What you will do
Set down word for word the lines running from the line with "Clone this chart in matplotlib." to the line with "days = ['d5', 'd15', 'd10', 'd0']", ends included. Skip every picture.

———

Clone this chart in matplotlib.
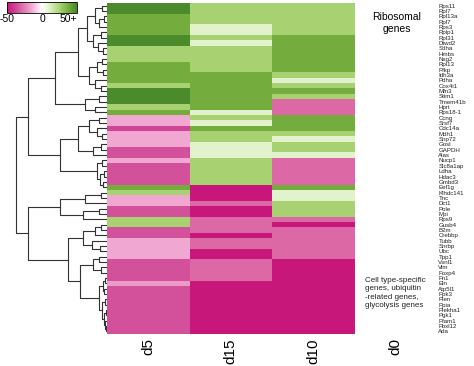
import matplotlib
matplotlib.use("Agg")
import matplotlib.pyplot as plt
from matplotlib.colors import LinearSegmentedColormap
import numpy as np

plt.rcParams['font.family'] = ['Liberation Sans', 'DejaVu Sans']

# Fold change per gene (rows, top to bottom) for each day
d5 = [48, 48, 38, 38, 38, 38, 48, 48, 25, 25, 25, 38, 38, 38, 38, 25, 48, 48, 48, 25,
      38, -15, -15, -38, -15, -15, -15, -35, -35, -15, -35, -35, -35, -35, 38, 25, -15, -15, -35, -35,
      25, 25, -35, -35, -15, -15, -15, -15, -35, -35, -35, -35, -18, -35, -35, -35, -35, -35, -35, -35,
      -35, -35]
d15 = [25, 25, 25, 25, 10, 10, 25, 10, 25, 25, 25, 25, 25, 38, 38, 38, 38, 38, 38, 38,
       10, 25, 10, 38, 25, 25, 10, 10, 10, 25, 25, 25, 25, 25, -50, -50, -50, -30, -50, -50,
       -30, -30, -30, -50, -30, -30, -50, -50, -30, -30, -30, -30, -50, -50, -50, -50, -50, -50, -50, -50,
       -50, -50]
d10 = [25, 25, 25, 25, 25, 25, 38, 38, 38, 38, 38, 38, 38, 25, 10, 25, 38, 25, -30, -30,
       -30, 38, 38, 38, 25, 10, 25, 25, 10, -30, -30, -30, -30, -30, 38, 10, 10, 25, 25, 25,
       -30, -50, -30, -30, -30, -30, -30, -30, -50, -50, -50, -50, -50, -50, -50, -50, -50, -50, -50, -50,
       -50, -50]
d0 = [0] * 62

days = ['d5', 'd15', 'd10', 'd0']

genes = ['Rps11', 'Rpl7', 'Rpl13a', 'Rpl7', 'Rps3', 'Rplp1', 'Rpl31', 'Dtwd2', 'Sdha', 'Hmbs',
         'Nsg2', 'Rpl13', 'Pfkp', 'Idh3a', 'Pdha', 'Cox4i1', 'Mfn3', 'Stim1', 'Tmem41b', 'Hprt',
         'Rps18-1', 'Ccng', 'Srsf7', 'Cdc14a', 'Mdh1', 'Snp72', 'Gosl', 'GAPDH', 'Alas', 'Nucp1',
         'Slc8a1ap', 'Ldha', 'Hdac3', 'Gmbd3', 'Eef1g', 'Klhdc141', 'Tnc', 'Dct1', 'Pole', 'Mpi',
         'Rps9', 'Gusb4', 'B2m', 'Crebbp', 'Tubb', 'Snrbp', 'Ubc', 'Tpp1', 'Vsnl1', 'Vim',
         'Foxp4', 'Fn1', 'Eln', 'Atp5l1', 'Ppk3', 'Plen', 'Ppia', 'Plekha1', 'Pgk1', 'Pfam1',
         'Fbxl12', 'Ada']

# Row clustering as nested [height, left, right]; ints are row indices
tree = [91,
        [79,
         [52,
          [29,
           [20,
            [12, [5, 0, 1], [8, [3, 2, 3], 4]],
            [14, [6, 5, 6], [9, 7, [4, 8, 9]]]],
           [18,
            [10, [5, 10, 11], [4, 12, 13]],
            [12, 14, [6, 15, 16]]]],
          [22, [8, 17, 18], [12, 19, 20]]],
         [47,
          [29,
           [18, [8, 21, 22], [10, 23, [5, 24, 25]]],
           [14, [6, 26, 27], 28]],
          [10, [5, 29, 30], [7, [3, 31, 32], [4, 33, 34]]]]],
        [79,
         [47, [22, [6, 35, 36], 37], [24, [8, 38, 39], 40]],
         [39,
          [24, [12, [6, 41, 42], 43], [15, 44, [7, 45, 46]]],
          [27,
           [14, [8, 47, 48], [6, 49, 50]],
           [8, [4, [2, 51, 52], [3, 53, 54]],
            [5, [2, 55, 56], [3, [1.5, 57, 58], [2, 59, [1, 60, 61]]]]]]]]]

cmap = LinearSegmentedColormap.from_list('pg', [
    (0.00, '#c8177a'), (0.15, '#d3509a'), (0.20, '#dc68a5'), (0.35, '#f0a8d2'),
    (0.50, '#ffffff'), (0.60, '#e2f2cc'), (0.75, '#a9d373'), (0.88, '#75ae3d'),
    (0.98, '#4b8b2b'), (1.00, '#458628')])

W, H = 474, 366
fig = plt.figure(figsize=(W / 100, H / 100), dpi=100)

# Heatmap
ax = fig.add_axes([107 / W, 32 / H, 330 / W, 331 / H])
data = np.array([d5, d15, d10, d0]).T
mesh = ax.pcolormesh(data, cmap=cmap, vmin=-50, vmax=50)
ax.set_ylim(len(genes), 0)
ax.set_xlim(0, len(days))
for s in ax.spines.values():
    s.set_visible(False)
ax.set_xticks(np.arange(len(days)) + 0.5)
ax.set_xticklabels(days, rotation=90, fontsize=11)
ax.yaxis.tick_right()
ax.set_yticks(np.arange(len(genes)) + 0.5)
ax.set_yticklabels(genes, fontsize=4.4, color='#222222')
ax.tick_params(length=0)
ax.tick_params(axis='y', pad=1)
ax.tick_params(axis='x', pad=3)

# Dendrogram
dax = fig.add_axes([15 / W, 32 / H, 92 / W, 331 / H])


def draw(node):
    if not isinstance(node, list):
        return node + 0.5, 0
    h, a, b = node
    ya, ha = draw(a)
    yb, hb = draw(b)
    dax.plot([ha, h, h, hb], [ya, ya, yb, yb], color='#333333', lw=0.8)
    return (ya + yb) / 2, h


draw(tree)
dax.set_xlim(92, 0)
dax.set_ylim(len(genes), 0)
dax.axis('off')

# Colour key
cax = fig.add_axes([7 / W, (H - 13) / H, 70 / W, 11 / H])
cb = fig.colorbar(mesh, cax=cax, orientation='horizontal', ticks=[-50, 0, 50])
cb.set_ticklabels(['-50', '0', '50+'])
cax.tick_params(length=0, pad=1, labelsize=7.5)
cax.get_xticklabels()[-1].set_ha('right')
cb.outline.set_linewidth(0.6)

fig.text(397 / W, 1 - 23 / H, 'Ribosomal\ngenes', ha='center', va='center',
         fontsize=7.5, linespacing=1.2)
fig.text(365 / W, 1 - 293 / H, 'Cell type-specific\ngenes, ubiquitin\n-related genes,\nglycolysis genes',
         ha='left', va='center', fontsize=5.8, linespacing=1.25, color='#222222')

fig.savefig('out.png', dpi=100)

———

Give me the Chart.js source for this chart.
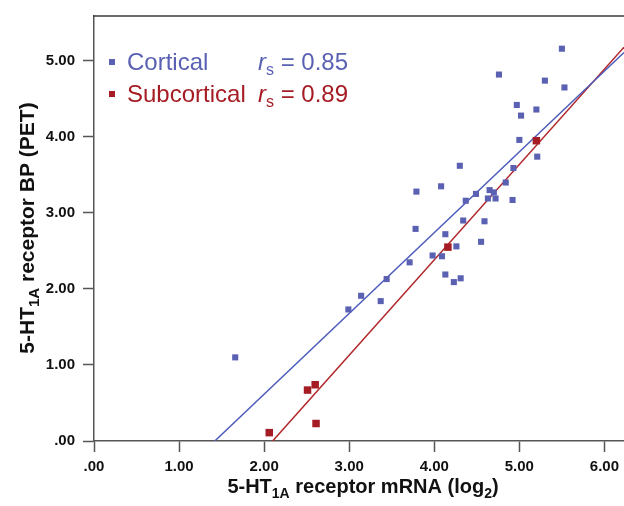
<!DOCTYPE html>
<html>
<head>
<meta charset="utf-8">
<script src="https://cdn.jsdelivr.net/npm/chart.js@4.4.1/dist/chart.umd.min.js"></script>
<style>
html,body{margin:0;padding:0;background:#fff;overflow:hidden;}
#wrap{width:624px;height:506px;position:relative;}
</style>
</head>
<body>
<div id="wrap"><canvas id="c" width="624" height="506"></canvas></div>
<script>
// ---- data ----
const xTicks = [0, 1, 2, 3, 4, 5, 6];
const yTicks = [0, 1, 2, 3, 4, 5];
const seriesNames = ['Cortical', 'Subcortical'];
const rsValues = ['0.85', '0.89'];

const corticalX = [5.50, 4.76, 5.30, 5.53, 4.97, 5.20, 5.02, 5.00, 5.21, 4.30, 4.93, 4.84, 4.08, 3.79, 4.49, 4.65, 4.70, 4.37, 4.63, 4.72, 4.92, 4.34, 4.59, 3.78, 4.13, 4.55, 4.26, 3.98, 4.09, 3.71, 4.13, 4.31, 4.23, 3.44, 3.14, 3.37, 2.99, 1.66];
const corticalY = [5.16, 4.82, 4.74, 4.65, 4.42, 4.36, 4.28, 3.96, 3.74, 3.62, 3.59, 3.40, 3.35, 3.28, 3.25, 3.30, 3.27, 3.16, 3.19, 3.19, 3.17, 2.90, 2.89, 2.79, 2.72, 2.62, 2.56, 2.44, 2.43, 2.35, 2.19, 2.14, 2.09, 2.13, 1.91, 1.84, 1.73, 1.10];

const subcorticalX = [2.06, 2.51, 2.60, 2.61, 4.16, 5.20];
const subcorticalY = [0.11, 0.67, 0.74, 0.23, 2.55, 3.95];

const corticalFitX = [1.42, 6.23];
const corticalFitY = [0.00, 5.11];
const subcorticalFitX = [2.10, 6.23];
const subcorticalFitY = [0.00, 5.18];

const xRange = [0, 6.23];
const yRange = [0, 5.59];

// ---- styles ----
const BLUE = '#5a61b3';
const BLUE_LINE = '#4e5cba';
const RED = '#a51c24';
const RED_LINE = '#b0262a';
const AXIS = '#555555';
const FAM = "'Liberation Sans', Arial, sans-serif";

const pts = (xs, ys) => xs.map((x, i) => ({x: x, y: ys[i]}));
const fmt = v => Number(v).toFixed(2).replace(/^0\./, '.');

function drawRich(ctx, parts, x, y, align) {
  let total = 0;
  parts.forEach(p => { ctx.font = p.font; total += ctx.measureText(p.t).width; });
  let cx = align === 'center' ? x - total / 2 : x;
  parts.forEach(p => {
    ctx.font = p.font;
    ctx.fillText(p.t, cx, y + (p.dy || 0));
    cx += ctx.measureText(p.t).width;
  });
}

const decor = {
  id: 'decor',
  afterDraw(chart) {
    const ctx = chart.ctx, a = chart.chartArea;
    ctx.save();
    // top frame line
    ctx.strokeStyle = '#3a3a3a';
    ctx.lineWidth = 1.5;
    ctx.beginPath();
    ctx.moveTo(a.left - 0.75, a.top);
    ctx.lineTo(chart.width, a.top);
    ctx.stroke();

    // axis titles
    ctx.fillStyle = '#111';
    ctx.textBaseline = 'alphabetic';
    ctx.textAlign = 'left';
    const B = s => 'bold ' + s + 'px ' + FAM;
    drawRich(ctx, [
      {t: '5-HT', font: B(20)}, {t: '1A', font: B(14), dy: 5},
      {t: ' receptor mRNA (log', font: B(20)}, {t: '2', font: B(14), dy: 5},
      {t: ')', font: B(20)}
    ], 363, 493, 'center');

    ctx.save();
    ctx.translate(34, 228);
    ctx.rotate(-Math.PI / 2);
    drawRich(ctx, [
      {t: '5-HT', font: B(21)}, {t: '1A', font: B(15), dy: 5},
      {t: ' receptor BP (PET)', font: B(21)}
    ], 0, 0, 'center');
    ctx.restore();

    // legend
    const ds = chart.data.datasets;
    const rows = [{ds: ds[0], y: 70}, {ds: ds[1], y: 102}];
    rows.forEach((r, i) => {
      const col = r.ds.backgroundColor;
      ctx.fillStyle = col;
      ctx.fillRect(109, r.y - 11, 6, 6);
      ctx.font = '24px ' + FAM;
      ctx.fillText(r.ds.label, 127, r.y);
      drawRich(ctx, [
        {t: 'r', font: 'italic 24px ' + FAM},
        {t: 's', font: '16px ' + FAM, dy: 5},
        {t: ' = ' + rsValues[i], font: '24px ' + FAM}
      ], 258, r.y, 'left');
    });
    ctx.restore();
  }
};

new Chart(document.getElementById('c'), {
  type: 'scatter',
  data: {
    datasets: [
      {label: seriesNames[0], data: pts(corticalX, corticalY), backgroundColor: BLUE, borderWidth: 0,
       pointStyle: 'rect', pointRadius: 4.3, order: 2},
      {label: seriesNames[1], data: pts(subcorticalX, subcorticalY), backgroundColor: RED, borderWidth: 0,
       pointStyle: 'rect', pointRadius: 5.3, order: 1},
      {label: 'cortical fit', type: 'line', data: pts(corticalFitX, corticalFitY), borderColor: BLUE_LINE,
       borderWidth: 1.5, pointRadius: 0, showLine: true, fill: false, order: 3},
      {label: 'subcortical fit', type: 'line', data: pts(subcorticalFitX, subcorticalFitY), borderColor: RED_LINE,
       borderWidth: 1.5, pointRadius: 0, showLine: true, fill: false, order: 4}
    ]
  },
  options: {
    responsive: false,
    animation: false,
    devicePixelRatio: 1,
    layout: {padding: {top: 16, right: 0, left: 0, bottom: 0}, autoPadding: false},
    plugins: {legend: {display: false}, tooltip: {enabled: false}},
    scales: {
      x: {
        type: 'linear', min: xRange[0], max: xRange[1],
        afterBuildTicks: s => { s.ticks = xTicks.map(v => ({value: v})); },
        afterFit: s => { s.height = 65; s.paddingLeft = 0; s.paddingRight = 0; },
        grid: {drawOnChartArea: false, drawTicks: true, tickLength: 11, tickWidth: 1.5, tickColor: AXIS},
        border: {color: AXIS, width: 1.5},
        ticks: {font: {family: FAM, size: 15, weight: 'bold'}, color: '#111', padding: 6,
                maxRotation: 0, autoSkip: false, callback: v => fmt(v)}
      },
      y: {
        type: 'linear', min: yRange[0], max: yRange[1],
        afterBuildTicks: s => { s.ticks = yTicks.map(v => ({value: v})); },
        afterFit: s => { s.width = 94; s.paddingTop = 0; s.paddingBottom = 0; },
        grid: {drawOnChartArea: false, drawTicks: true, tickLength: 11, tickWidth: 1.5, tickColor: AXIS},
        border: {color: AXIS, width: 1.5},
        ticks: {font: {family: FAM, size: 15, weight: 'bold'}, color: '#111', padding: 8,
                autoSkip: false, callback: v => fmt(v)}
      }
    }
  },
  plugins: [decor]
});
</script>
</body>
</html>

———

Result of this task
Clone this chart in matplotlib.
import matplotlib
matplotlib.use("Agg")
import matplotlib.pyplot as plt
from matplotlib.colors import LinearSegmentedColormap
import numpy as np

plt.rcParams['font.family'] = ['Liberation Sans', 'DejaVu Sans']

# Fold change per gene (rows, top to bottom) for each day
d5 = [48, 48, 38, 38, 38, 38, 48, 48, 25, 25, 25, 38, 38, 38, 38, 25, 48, 48, 48, 25,
      38, -15, -15, -38, -15, -15, -15, -35, -35, -15, -35, -35, -35, -35, 38, 25, -15, -15, -35, -35,
      25, 25, -35, -35, -15, -15, -15, -15, -35, -35, -35, -35, -18, -35, -35, -35, -35, -35, -35, -35,
      -35, -35]
d15 = [25, 25, 25, 25, 10, 10, 25, 10, 25, 25, 25, 25, 25, 38, 38, 38, 38, 38, 38, 38,
       10, 25, 10, 38, 25, 25, 10, 10, 10, 25, 25, 25, 25, 25, -50, -50, -50, -30, -50, -50,
       -30, -30, -30, -50, -30, -30, -50, -50, -30, -30, -30, -30, -50, -50, -50, -50, -50, -50, -50, -50,
       -50, -50]
d10 = [25, 25, 25, 25, 25, 25, 38, 38, 38, 38, 38, 38, 38, 25, 10, 25, 38, 25, -30, -30,
       -30, 38, 38, 38, 25, 10, 25, 25, 10, -30, -30, -30, -30, -30, 38, 10, 10, 25, 25, 25,
       -30, -50, -30, -30, -30, -30, -30, -30, -50, -50, -50, -50, -50, -50, -50, -50, -50, -50, -50, -50,
       -50, -50]
d0 = [0] * 62

days = ['d5', 'd15', 'd10', 'd0']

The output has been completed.